Exercise brief
Below is a block of data; give all of it again word for word.

+++ Recorded information

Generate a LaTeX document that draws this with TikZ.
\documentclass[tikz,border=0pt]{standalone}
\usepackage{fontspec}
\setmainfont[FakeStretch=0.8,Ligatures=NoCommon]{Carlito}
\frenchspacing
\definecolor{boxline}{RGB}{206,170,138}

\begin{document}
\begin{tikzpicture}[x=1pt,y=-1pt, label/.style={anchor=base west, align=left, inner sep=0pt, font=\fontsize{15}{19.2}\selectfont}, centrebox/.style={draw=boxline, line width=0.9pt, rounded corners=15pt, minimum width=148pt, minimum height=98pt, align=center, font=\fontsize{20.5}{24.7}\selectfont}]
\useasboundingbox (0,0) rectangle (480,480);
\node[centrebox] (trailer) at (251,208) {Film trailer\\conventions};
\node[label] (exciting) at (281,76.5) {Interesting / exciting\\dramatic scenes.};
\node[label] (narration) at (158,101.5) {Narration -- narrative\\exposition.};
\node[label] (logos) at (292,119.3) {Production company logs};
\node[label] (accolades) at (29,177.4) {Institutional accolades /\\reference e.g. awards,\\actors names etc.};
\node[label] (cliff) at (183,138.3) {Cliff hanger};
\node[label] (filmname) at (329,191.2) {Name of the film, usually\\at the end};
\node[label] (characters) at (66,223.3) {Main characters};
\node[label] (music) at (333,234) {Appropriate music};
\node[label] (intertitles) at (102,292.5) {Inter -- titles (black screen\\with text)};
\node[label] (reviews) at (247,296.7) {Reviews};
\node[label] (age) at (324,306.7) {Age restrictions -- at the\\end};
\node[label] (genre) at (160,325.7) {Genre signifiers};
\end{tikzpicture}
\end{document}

++++++

Full answer
Generate a LaTeX document that draws this with TikZ.
\documentclass[tikz,border=0pt]{standalone}
\usepackage{fontspec}
\setmainfont[FakeStretch=0.8,Ligatures=NoCommon]{Carlito}
\frenchspacing
\definecolor{boxline}{RGB}{206,170,138}

\begin{document}
\begin{tikzpicture}[x=1pt,y=-1pt, label/.style={anchor=base west, align=left, inner sep=0pt, font=\fontsize{15}{19.2}\selectfont}, centrebox/.style={draw=boxline, line width=0.9pt, rounded corners=15pt, minimum width=148pt, minimum height=98pt, align=center, font=\fontsize{20.5}{24.7}\selectfont}]
\useasboundingbox (0,0) rectangle (480,480);
\node[centrebox] (trailer) at (251,208) {Film trailer\\conventions};
\node[label] (exciting) at (281,76.5) {Interesting / exciting\\dramatic scenes.};
\node[label] (narration) at (158,101.5) {Narration -- narrative\\exposition.};
\node[label] (logos) at (292,119.3) {Production company logs};
\node[label] (accolades) at (29,177.4) {Institutional accolades /\\reference e.g. awards,\\actors names etc.};
\node[label] (cliff) at (183,138.3) {Cliff hanger};
\node[label] (filmname) at (329,191.2) {Name of the film, usually\\at the end};
\node[label] (characters) at (66,223.3) {Main characters};
\node[label] (music) at (333,234) {Appropriate music};
\node[label] (intertitles) at (102,292.5) {Inter -- titles (black screen\\with text)};
\node[label] (reviews) at (247,296.7) {Reviews};
\node[label] (age) at (324,306.7) {Age restrictions -- at the\\end};
\node[label] (genre) at (160,325.7) {Genre signifiers};
\end{tikzpicture}
\end{document}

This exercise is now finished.